Same, same, but different

When I’m building queryMT and experimenting with coding models + tool capabilities, I love putting new models through their paces on my local GPU. A couple of weeks ago, MistralAI dropped a small coding model called Devstral.

Devstral excels at using tools to explore codebases, editing multiple files and power software engineering agents

Naturally, I was eager to try it on my RTX 3090. I grabbed the Devstral GGUF created by Bartowski - kudos to him all the effort for of releasing GGUFs so quickly:

Honestly when I saw this, I quickly got discouraged testing this model further.

A week ago I gave it another chance, so I pulled the ollama’s version of this model, and 💥

A week later, I decided to give Devstral another shot. This time I pulled the version hosted by ollama-and boom! The difference was night and day. Suddenly Devstral was navigating my code, editing files, and calling tools exactly as advertised. Here’s the same query above using ollama’s devstral:

Curious about consistency, I then tried Unsloth’s GGUF. It worked flawlessly—just like ollama’s.
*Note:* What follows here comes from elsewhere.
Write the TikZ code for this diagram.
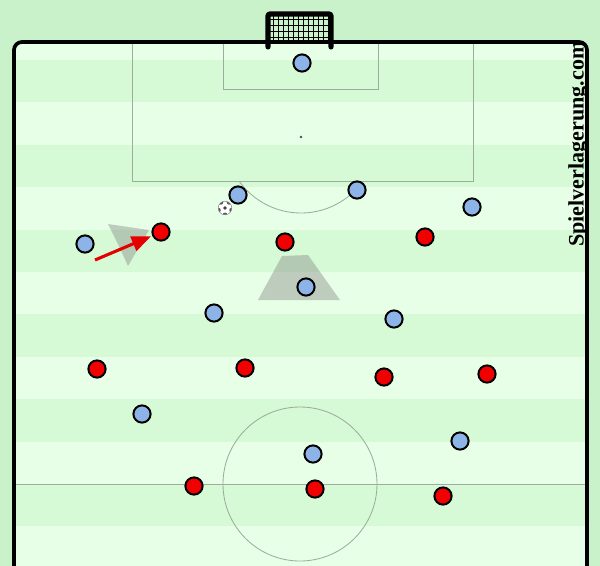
\documentclass[tikz,border=0pt]{standalone}
\usepackage{tikz}
\usepackage{fontspec}
\usetikzlibrary{arrows,shapes}
\newfontfamily\sitefont{Liberation Serif}
\pgfdeclarelayer{background}
\pgfsetlayers{background,main}
\definecolor{outergreen}{RGB}{202,242,202}
\definecolor{lightgreen}{RGB}{231,255,231}
\definecolor{darkgreen}{RGB}{213,250,213}
\definecolor{linegray}{RGB}{158,172,158}
\definecolor{blueteam}{RGB}{140,180,232}
\definecolor{redteam}{RGB}{242,0,0}
\tikzstyle{blueplayer}=[circle,draw=black,fill=blueteam,line width=1.4pt,minimum size=0.43cm,inner sep=0pt]
\tikzstyle{redplayer}=[circle,draw=black,fill=redteam,line width=1.4pt,minimum size=0.43cm,inner sep=0pt]
\tikzstyle{ball}=[circle,draw=black!45,fill=white,line width=0.4pt,minimum size=0.34cm,inner sep=0pt]
\tikzstyle{pitchline}=[draw=linegray,line width=0.6pt]
\tikzstyle{coverzone}=[fill=black!50,fill opacity=0.4]
\tikzstyle{pass}=[draw=red!90!black,line width=2.2pt,-triangle 45,shorten >=1pt]

\begin{document}
\begin{tikzpicture}[x=0.025cm,y=-0.025cm]
    \useasboundingbox (0,0) rectangle (600,566);
    \clip (0,0) rectangle (600,566);
    % Draw the pitch with its stripes
    \fill[outergreen] (0,0) rectangle (600,566);
    \fill[lightgreen,rounded corners=0.2cm] (14,42) rectangle (587,620);
    \foreach \ytop in {60,144.8,229.6,314.4,399.2,484}
        \fill[darkgreen] (15,\ytop) rectangle (586,\ytop+42.4);
    % Markings: boxes, arc, halfway line, centre circle
    \draw[pitchline] (132,42) -- (132,181) -- (473,181) -- (473,42);
    \draw[pitchline] (223,42) -- (223,89) -- (378,89) -- (378,42);
    \fill[black!70] (301,137) circle (1.3);
    \begin{scope}
        \clip (0,181) rectangle (600,300);
        \draw[pitchline] (301,137) circle (76);
    \end{scope}
    \draw[pitchline] (14,484) -- (587,484);
    \draw[pitchline] (300,484) circle (77);
    \draw[line width=2.6pt,rounded corners=0.2cm] (14,620) -- (14,42) -- (587,42) -- (587,620);
    % The goal
    \foreach \nx in {273,278,...,328}
        \draw[line width=0.4pt] (\nx,14) -- (\nx,42);
    \foreach \ny in {19,25,31,37}
        \draw[line width=0.4pt] (268,\ny) -- (331,\ny);
    \draw[line width=3.6pt,line cap=round,rounded corners=0.05cm] (268,47) -- (268,14) -- (331,14) -- (331,47);
    % Cover shadows
    \fill[coverzone] (108,224) -- (149,230) -- (128,266) -- (118,244) -- cycle;
    \fill[coverzone] (282,256) -- (308,255) -- (340,300) -- (258,300) -- cycle;
    % The ball
    \node[ball] (ball) at (225,208) {};
    \begin{scope}
        \clip (225,208) circle (6.6);
        \fill[black!75] (ball.center) circle (1.9);
        \foreach \a in {18,90,162,234,306}
            \fill[black!65] ([shift={(\a:7)}]ball.center) circle (2.4);
    \end{scope}
    % First we draw the players
    \foreach \pos/\name in {{(302,63)/b1}, {(238,195)/b2}, {(357,190)/b3}, {(472,207)/b4},
        {(85,244)/b5}, {(306,287)/b6}, {(214,313)/b7}, {(394,319)/b8},
        {(142,414)/b9}, {(460,441)/b10}, {(313,454)/b11}}
        \node[blueplayer] (\name) at \pos {};
    \foreach \pos/\name in {{(161,232)/r1}, {(285,242)/r2}, {(425,237)/r3}, {(97,369)/r4},
        {(245,368)/r5}, {(384,377)/r6}, {(487,374)/r7}, {(194,486)/r8},
        {(315,489)/r9}, {(443,496)/r10}}
        \node[redplayer] (\name) at \pos {};
    % The pass
    \coordinate (passstart) at (95,260);
    \draw[pass] (passstart) -- (r1);
    % Site name
    \node[rotate=90,anchor=base,inner sep=0pt,font=\sitefont\bfseries\fontsize{15.7}{18}\selectfont] (site) at (583.5,144) {Spielverlagerung.com};
\end{tikzpicture}
\end{document}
The reason for the different behaviour is probably - I haven’t really checked it! - the chat template itself.

Key takeaway

Not all GGUFs are created equal. The publisher, build settings, and even your chat template can make or break a model’s ability to use tools. If your new favorite agent model isn’t behaving, try a different build or tweak the system/prompt template.
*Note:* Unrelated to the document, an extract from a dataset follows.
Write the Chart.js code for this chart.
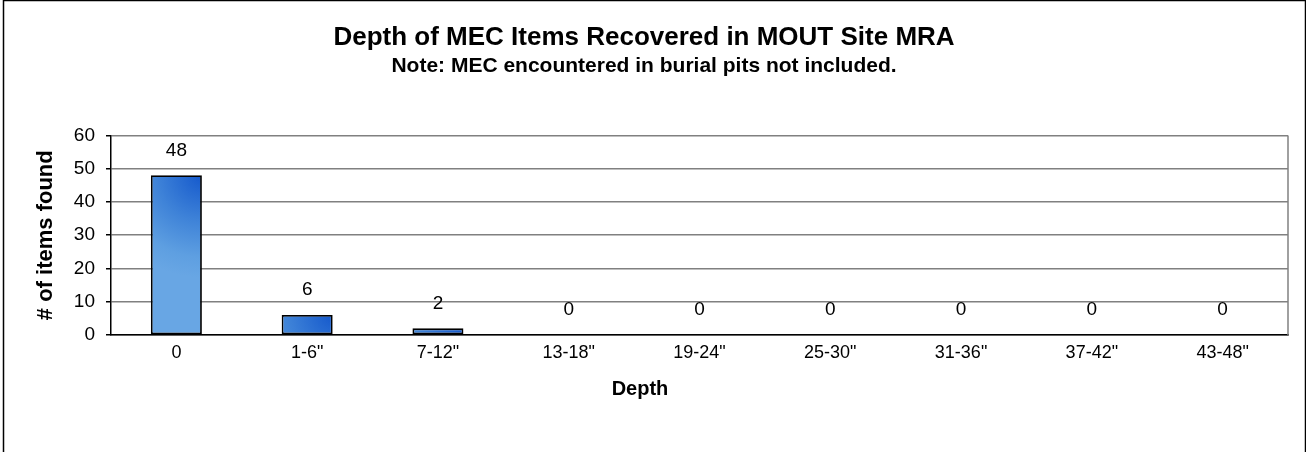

Project introspection with tool-enabled LLMs

I’ve also started using my tool-enabled LLM to explore codebases automatically. Need file metadata, function definitions, or TODOs scattered across hundreds of files? Let the model scan your repo with the right tool plugin, then summarize its findings. It’s like having a supercharged grep or code reviewer at your fingertips.

Happy experimenting—and remember: “same” model name doesn’t always mean “same” behaviour. The details of how it’s published really do matter.